Dieser König verkörpert die Gerechtigkeit, die dem Volk und seinen Königen immer wieder mangelte. Wie oft legten Könige die Gesetze zu ihren Gunsten aus und betrogen das Volk, täuschten und hintergingen es. Gerade die Witwen, die Waisen und Armen waren, wie heute, die Verlierer der Gesellschaft. Nun wird ein König regieren, der sich in erster Linie um diese Randgruppen kümmern wird, wie es die Tora fordert. Dieser Zid’kenu wird damit eine Korrektur des bösen Königs Zidkijahu (Zedekia).

Das wird am Ende der Tage zur Folge haben, dass nicht mehr die Herausführung aus Ägypten das größte und wichtigste Ereignis ist, sondern die Heimholung der Israeliten aus den Ländern des Nordens Assyrien und Babylon und den übrigen Ländern. Israel wird wieder seinen eigenen Boden bearbeiten und davon leben, wie zu Jes. 65 ausgeführt. Sie werden in ihren Häusern siedeln, in dem Land, das Gott Abraham, Isaak und Jakob zugesagt hatte. Hier werden sie sich vermehren und sicher wohnen.

Hat sich Gottes Wort bereits erfüllt?
Nein. Denn auch, wenn Israel nach dem Römischen Exil wieder heimgekehrte und seinen Staat gründen konnte, fehlt noch das Friedensreich. Im Friedensreich wird der Messias, nicht ein Mensch, den Tempel wieder errichten, worauf Juden sehnsüchtig warten.

Nach jüdischer Tradition gab es zu jeder Zeit gerechte Menschen. In jeder Generation gibt es laut Talmud 36 Gerechte, um derentwillen Gott die Welt inmitten der Bosheit erhält. Darunter sind Rabbiner, die die Lehre Gottes rechtschaffen verkündigten, Ausweglose berieten und ermutigten, Arme versorgten und oft genug ihr Leben für ihren Glauben dahingaben. Diesen Gedanken kannte auch Abraham, weshalb er für Sodom und Gomorra betete. Doch wenn das Reich des Messias angebrochen ist, wird es keine Fragen und Zweifel mehr geben, denn Frieden breitet sich unter Mensch und Tier aus, der Tempel steht auf seinem heiligen Berg und Gott wischt die Tränen der Menschen ab.

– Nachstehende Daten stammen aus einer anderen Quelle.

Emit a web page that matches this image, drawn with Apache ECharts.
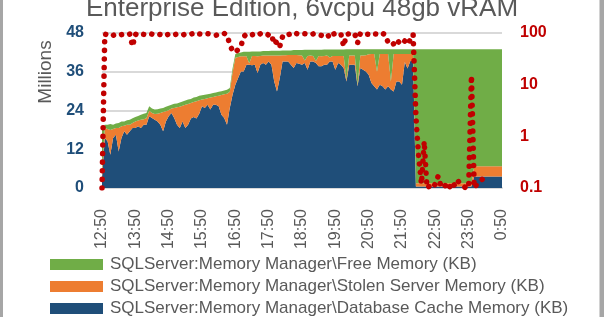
<!DOCTYPE html>
<html>
<head>
<meta charset="utf-8">
<script src="https://cdn.jsdelivr.net/npm/echarts@6/dist/echarts.min.js"></script>
<style>
html,body{margin:0;padding:0;background:#fff;}
#c{width:604px;height:317px;}
</style>
</head>
<body>
<div id="c"></div>
<script>
// time categories: 12:50 to 0:50, 5-minute steps
const startHour = 12, startMin = 50, stepMin = 5, nCats = 145;
const categories = [];
for (let k = 0; k < nCats; k++) {
  const t = startHour * 60 + startMin + k * stepMin;
  const h = Math.floor(t / 60) % 24, m = t % 60;
  categories.push(h + ':' + (m < 10 ? '0' + m : m));
}
const leftTicks = [0, 12, 24, 36, 48];
const rightTicks = [0.1, 1, 10, 100];

const dbCache = [
 3,15.5,14.5,10.3,15.5,16.5,11.3,15.5,17.6,16.5,
 17.6,18.6,18.6,19.1,18.6,19.6,19.6,22.2,21.7,21.1,
 20.6,19.6,17.6,20.6,22.2,23.2,21.7,19.6,18.6,20.6,
 18.6,19.6,21.5,22.0,21.5,23.0,25.3,24.8,25.8,24.3,
 25.8,25.8,25.3,22.7,21.7,19.6,24.8,28.9,32.0,34.1,
 36.1,36.1,38.2,38.2,38.0,38.2,35.6,38.2,38.7,38.2,
 39.2,38.2,33.0,29.9,34.1,39.2,39.2,39.2,38.2,37.2,
 38.7,38.5,38.2,38.7,36.6,39.2,39.2,38.7,37.7,37.7,
 38.2,38.2,39.2,39.2,36.6,38.7,38.2,37.2,33.0,38.2,
 38.2,38.2,31.5,37.2,36.6,36.1,35.1,32.5,31.5,30.5,
 32.0,31.5,30.5,31.5,30.5,29.9,33.0,33.0,32.0,39.0,
 37.0,39.3,39.5,0.5,0.5,0.5,0.5,0.5,0.5,0.5,
 0.5,0.5,0.5,0.5,0.5,0.5,0.5,0.5,0.5,0.5,
 0.5,0.5,0.5,0.5,3.6,3.6,3.6,3.6,3.6,3.6,
 3.6,3.6,3.6,3.6,3.6
];
const stolen = [
 2,3.1,3.8,7.7,2.8,2.1,7.3,3.6,1.7,3.1,
 2.0,1.5,2.0,1.8,2.5,1.7,2.0,1.7,1.5,1.8,
 2.4,3.6,5.9,3.2,1.9,1.4,3.1,5.4,6.6,4.9,
 7.2,6.4,4.8,4.6,5.4,4.2,2.1,2.8,2.0,3.7,
 2.4,2.6,3.3,6.1,7.3,9.6,5.0,6.9,8.3,6.5,
 4.7,4.7,2.6,0.4,2.9,2.7,5.2,2.7,2.3,2.8,
 1.8,2.8,8.0,11.1,6.9,1.9,1.9,2.0,3.0,4.0,
 2.5,2.6,2.8,0.8,4.3,1.8,1.7,0.6,3.2,3.1,
 2.7,2.8,1.2,1.7,4.3,2.2,2.7,3.7,0.5,2.8,
 2.8,2.8,0.4,3.8,4.4,5.0,6.3,9.0,10.0,5.5,
 9.5,10.0,11.0,10.0,2.5,11.6,8.5,8.5,9.5,2.5,
 4.5,2.2,2.0,1.0,1.0,1.0,1.0,1.0,1.0,1.0,
 1.0,1.0,1.0,1.0,1.0,1.0,1.0,1.0,1.0,1.0,
 1.0,1.0,1.0,1.0,3.1,3.1,3.1,3.1,3.1,3.1,
 3.1,3.1,3.1,3.1,3.1
];
const free = [
 13,1.0,1.3,1.8,1.3,1.4,1.5,1.5,1.3,1.4,
 1.5,1.5,1.4,1.4,1.6,1.7,1.6,1.4,1.4,1.4,
 1.4,1.4,1.3,1.4,1.4,1.2,1.3,1.2,1.3,1.3,
 1.3,1.4,1.3,1.4,1.3,1.4,1.3,1.3,1.2,1.2,
 1.2,1.2,1.2,1.2,1.2,1.2,1.2,1.2,1.2,1.2,
 1.2,1.4,1.4,3.6,1.4,1.4,1.5,1.4,1.4,1.4,
 1.4,1.5,1.5,1.5,1.5,1.5,1.5,1.4,1.4,1.5,
 1.5,1.6,1.7,3.3,1.9,1.8,1.9,3.5,1.9,2.0,
 2.0,1.9,2.5,2.0,2.0,2.0,2.0,2.0,9.5,2.0,
 2.0,2.0,11.1,2.0,2.0,1.9,1.6,1.5,1.5,7.0,
 1.5,1.5,1.5,1.5,10.0,1.5,1.5,1.5,1.5,1.5,
 1.5,1.5,1.5,41.5,41.5,41.5,41.5,41.5,41.5,41.5,
 41.5,41.5,41.5,41.5,41.5,41.5,41.5,41.5,41.5,41.5,
 41.5,41.5,41.5,41.5,36.3,36.3,36.3,36.3,36.3,36.3,
 36.3,36.3,36.3,36.3,36.3
];
const redPct = [
 0.1,95,92,97,90,95,98,93,96,91,
 95,55,95,90,97,94,92,98,95,91,
 96,93,97,90,95,98,92,96,94,90,
 97,93,95,98,91,96,94,92,97,95,
 93,90,96,94,98,92,60,45,42,48,
 55,85,95,98,92,96,90,97,94,98,
 91,95,60,70,55,85,97,93,96,90,
 98,94,92,97,95,91,96,98,93,90,
 95,97,80,94,98,92,96,55,93,97,
 90,95,64,98,92,96,94,90,97,95,
 91,98,93,65,58,62,75,65,60,70,
 60,75,95,2.5,0.4,0.12,0.8,0.1,0.11,0.1,
 0.12,0.17,0.11,0.1,0.12,0.1,0.13,0.11,0.14,0.12,
 0.11,0.1,0.1,15,0.1,0.12,0.13,0.15,0.13,0.14,
 null,null,null,null,null
];

const names = [
 'SQLServer:Memory Manager\\Database Cache Memory (KB)',
 'SQLServer:Memory Manager\\Stolen Server Memory (KB)',
 'SQLServer:Memory Manager\\Free Memory (KB)'
];
const colors = ['#1F4E79', '#ED7D31', '#70AD47'];
const FONT = 'Liberation Sans';

function areaSeries(name, data, color) {
  return {
    name: name, type: 'line', stack: 'mem', data: data,
    symbol: 'none', showSymbol: false,
    lineStyle: {width: 0, color: color},
    itemStyle: {color: color},
    areaStyle: {color: color, opacity: 1},
    z: 2
  };
}

const chart = echarts.init(document.getElementById('c'), null, {renderer: 'canvas'});
chart.setOption({
  animation: false,
  backgroundColor: '#ffffff',
  title: {
    text: 'Enterprise Edition, 6vcpu 48gb vRAM',
    left: 'center', top: -9,
    textStyle: {fontFamily: FONT, fontSize: 26, fontWeight: 'normal', color: '#595959'}
  },
  legend: {
    orient: 'vertical', left: 50, top: 256, height: 100, padding: 0,
    itemWidth: 53, itemHeight: 11, itemGap: 5,
    icon: 'rect',
    data: [names[2], names[1], names[0]],
    textStyle: {fontFamily: FONT, fontSize: 17, color: '#595959', padding: [0, 0, 0, 2]},
    selectedMode: false
  },
  grid: {left: 102, right: 102, top: 33, bottom: 129, containLabel: false},
  xAxis: {
    type: 'category', data: categories, boundaryGap: false,
    axisLine: {lineStyle: {color: '#D9D9D9', width: 2}},
    axisTick: {show: false},
    axisLabel: {
      interval: 11, rotate: 90, margin: 21,
      fontFamily: FONT, fontSize: 16, color: '#595959'
    },
    splitLine: {show: false}
  },
  yAxis: [
    {
      type: 'value', min: leftTicks[0], max: leftTicks[leftTicks.length - 1], interval: 12,
      axisLine: {show: false}, axisTick: {show: false},
      axisLabel: {fontFamily: FONT, fontSize: 16, fontWeight: 'bold', color: '#1F4E79', margin: 18},
      splitLine: {lineStyle: {color: '#D9D9D9', width: 2}}
    },
    {
      type: 'log', logBase: 10, min: rightTicks[0], max: rightTicks[rightTicks.length - 1],
      axisLine: {show: false}, axisTick: {show: false},
      axisLabel: {fontFamily: FONT, fontSize: 16, fontWeight: 'bold', color: '#C00000', margin: 18,
        formatter: function (v) { return String(+v.toPrecision(3)); }},
      splitLine: {show: false}
    }
  ],
  series: [
    areaSeries(names[0], dbCache, colors[0]),
    areaSeries(names[1], stolen, colors[1]),
    areaSeries(names[2], free, colors[2]),
    {
      name: 'pct', type: 'line', yAxisIndex: 1, data: redPct,
      symbol: 'none', showSymbol: false, connectNulls: false,
      lineStyle: {color: '#C00000', width: 5.5, type: [0.1, 8.5], cap: 'round', join: 'round'},
      z: 5
    }
  ],
  graphic: [
    {type: 'rect', shape: {x: 0, y: 0, width: 3, height: 317}, style: {fill: '#A6A6A6'}, z: 100},
    {type: 'rect', shape: {x: 599.5, y: 0, width: 5, height: 317}, style: {fill: '#A6A6A6'}, z: 100},
    {type: 'text', x: 46, y: 72, rotation: Math.PI / 2,
     style: {text: 'Millions', fontFamily: FONT, fontSize: 19, fill: '#595959', align: 'center', verticalAlign: 'middle'}}
  ]
});
</script>
</body>
</html>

Darauf warten Juden und Christen. Und laut Pinchas Lapide werden sie in der Zwischenzeit gemeinsam Tee trinken und sich überraschen lassen, wessen Angesicht der Messias trägt.

Sach. 9,9 Juble sehr, Tochter Zion, schmettre, Tochter Jerusalem! nun kommt dir dein König, ein Erwahrter und Befreiter ist er, ein Gebeugter, und reitet auf dem Esel, auf dem Füllen, dem Grautierjungen.
Dieser Messias, der unter dem Jubel der Befreiten zu seinem Volk Israel kommt, heilt die Zerrissenheit von Nord- und Südreich. Er selber wird laut jüdischer Tradition aus dem Kampf von Gog und Maggog gerettet werden, der Gerettete wird zum Retter aus innerjüdischen Konflikten. In Hes. 38+39 ist von dieser Endschlacht zu lesen, und am Ende von Kapitel 37 stellt Hesekiel ebenfalls die Einheit des Nord- und Südreiches in Aussicht.
Als demütiger Mensch reitet dieser König, der bei Jeremia den Namen „unsere Gerechtigkeit“ trägt, auf einem Esel oder auf einem Jungtier eines Esels in Jerusalem ein, wie es völlig unüblich für einen König ist. Dieser König kontrastiert alle bisherigen, machtbesessenen Könige des Nord- und Südreichs in vorexilischer Zeit, weshalb Gott das Exil verhängte.

Sacharja lebt in der Zeit des Endes des Exils und bringt die Exilanten zurück. Dazu entwirft er ein großes, eschatologisches Bild. Für ihn ist die Rückkehr in die Heimat kein technisches Unterfangen, sie leitet vielmehr eine Zeit großer, theologischer  Veränderungen ein und mündet in das messianische Zeitalter.

2 thoughts on “Jer. 23,5-8 Sichere Heimkehr in messianischer Zeit

    1. Ja, die Tiere dürfen stolz sein. Aber auf einem von ihnen zur gegebenen Zeit reitet, ist es nicht. Durch ihre Eigenart sprechen sie uns so an. Deshalb können wir gute Erwartungen haben. Doch welcher Esel bringt uns den sehnlichst Erwarteten? Und wann? Wir brauchen Geduld und Glauben.